Breana Noble, The Detroit News on

Published in Automotive News

Ford Motor Co. has adjusted shipments to China from the United States as a result of retaliatory tariffs, the Dearborn automaker confirmed.

Citing anonymous sources, The Wall Street Journal first reported the Blue Oval this week halted shipments completely of F-150 Raptor pickups, Mustang muscle cars and Bronco SUVs built in Michigan, as well as Lincoln Navigator SUVs made in Kentucky in response to tariffs as high as 150%.

“We have adjusted exports from the U.S. to China in light of the current tariffs,” Ford spokesperson Robyn Jackson said in a statement, without stating which models have been affected.

Ford does import the Lincoln Nautilus SUV into the United States from China. Shipments of that vehicle, however, continue, Jackson confirmed.

The United States and China have traded tariff escalations. China has raised its duties on imported U.S. goods to 125% from 84%. Meanwhile, the United States has imposed a 125% "reciprocal" tariff, though that number was imposed initially by the United States; a 20% tariff imposed over the fentanyl drug trade; and tariffs under Section 301 of the U.S. Trade Act on certain goods between 7.5% and 100%.

Trump's on-again, off-again tariff policy in general has prompted automakers and suppliers to scramble to learn the latest information and limit fallout. Analysts and auto executives have said the increased costs from the import taxes will cut into profits, risk supply chain disruptions, and increase vehicle prices.

"This is the shot across the bow to the White House: They're saying, 'We don’t know the rules of the game, and this is what we have to do for our business,'" said Daniel Ives, analyst at wealth advisory firm Wedbush Securities Inc. "They had to make this move because the tariff situation is untenable. I’d expect GM and others could follow suit. It’s just the beginning. Ford is being preemptive, and it's smart to be cautious in these unprecedent times."

GM spokesperson Kevin Kelly said the Detroit automaker on Friday didn't have any changes to report on its business in China.

 

Last year, Ford shipped about 5,500 Broncos, F-150s, Mustangs and Navigators to China. These "passion products" of Ford's lineup represent small volumes in China's highly fragmented market, but because it's the largest market in the world, those sales add up on profitable nameplates, Ford executives have said.

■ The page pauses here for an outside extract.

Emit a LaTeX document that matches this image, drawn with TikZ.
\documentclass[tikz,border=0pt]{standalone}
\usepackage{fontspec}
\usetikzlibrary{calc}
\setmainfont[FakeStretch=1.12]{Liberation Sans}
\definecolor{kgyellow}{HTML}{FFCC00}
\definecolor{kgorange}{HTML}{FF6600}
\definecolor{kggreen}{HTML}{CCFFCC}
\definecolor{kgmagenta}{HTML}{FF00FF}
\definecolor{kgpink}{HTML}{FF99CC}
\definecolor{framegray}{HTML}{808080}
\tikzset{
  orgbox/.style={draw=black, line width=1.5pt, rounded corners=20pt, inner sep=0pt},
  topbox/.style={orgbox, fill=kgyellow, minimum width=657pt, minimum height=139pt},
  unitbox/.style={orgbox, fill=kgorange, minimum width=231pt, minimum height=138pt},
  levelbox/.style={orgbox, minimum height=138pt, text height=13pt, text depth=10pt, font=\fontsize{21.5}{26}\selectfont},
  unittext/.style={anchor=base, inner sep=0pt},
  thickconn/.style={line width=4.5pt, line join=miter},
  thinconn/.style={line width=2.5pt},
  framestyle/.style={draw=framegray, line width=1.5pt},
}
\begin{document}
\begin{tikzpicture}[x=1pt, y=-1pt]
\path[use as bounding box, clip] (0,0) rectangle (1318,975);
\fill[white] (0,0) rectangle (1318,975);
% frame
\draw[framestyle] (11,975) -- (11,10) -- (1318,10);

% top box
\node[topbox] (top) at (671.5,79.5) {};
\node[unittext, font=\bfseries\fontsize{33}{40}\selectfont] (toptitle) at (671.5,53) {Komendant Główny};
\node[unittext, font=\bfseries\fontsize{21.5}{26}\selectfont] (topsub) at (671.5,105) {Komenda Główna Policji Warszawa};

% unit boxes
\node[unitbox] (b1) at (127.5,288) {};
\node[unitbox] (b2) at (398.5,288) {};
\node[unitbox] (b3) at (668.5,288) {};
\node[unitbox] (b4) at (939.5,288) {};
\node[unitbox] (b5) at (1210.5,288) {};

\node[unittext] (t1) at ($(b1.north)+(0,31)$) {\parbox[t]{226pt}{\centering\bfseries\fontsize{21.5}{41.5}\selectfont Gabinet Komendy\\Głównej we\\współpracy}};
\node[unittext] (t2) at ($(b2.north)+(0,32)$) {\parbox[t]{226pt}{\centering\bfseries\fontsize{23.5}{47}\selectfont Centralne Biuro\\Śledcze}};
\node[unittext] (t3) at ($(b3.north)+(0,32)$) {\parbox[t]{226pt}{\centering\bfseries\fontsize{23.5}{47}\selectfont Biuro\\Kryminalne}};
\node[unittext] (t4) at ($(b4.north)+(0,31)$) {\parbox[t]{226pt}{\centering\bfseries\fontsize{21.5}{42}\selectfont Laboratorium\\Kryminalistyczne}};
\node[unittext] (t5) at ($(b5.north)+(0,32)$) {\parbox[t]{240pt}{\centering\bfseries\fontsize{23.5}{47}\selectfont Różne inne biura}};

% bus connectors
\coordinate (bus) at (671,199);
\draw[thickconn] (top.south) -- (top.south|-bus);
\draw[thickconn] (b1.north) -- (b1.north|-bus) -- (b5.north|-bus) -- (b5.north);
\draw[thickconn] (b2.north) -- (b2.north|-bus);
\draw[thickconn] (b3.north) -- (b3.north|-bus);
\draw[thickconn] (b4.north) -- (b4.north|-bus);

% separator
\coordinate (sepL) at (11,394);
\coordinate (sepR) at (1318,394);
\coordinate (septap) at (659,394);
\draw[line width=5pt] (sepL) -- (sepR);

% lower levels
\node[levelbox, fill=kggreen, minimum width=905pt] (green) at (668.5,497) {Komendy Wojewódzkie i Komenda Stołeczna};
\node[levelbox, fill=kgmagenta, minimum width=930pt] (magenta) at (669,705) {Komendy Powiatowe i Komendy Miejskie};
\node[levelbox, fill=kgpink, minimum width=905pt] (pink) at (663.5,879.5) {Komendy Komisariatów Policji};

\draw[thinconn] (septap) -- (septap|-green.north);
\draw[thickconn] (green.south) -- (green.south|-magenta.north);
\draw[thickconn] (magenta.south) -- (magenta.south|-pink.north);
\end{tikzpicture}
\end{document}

"They probably decided it’s too cost prohibitive right now and they are probably hoping a tariff deal gets worked out," David Whiston, analyst at financial services firm Morningstar Inc., said in an email. "The vehicles they ship over there are primarily more for wealthy Chinese consumers due to their high-end price points and not a core part of their China strategy."

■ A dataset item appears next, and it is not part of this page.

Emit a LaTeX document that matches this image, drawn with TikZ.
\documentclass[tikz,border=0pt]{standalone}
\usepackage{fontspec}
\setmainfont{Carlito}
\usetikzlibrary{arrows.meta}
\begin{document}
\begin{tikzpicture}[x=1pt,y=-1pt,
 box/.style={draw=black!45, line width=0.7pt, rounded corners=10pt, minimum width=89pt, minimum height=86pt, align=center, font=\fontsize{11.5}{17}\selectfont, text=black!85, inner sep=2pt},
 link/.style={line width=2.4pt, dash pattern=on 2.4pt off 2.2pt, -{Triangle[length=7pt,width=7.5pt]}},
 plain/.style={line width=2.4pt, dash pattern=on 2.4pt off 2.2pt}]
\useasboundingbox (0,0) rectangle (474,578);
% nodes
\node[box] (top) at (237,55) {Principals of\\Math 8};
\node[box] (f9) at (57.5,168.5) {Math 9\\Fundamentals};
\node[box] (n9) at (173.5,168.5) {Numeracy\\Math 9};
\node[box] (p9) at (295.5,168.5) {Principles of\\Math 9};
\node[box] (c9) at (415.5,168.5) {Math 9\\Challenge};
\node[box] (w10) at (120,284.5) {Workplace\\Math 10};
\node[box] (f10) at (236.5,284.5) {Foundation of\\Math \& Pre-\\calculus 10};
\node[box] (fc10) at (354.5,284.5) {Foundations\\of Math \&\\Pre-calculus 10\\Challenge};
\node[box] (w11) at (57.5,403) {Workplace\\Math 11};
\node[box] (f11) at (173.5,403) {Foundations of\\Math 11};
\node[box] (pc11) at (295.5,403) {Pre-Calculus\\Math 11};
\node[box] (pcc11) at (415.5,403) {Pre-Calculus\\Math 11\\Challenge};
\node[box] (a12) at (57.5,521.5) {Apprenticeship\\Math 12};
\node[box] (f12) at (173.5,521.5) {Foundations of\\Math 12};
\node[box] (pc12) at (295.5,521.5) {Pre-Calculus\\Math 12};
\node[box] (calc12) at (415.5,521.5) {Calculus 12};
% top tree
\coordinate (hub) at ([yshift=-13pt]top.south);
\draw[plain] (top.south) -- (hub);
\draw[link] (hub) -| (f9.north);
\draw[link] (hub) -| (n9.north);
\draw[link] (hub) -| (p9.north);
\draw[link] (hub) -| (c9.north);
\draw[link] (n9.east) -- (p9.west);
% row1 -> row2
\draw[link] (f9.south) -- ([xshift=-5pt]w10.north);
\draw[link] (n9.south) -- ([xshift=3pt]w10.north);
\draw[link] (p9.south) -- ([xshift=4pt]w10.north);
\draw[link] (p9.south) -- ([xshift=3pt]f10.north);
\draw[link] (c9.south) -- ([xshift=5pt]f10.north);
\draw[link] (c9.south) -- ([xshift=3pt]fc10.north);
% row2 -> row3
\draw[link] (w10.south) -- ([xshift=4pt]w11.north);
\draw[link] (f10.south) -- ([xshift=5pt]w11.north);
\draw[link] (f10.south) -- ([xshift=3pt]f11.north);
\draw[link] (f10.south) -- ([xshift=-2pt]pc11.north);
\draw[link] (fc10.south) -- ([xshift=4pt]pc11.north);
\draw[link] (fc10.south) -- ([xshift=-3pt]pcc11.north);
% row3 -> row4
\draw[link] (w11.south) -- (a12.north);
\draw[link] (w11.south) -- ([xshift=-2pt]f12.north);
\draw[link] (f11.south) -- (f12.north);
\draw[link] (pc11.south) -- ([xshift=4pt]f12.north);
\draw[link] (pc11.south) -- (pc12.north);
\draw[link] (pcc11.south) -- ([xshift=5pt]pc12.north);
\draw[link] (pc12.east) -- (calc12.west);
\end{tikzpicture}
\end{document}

The automaker sold 400,000 vehicles in China last year, which represents falling sales as the market has become more competitive from domestic players. Ford does manufacture there with partners Changan Automobile Co. Ltd. and parent Jiangling Motors Co. Ltd. But it uses those factories mostly for exports to southeast Asia and South America.

"The best days for China and Ford are in the rearview mirror," Ives said about the effect halting shipments could have on the company's business in China. "It's already been a challenging market. China is a lose-lose situation for Ford, just given tariffs, retaliation and just the Rubix cube they're trying to figure out in the U.S."

Ford Vice Chair John Lawler this week said operating profit from China was about $900 million last year, and he emphasized the company's commitment to remaining a global player.

“Because of the competitive nature of where the Chinese are heading, they're looking to dominate around the world," he said. "And if we get pushed back into just operating here in the United States and being a U.S. automaker, you know, large profit, but where does that put us as a company in 10 to 15 years?

“We have to compete,” he continued. “And we have to learn to compete globally against the best that are out there, and that's what we’re doing.”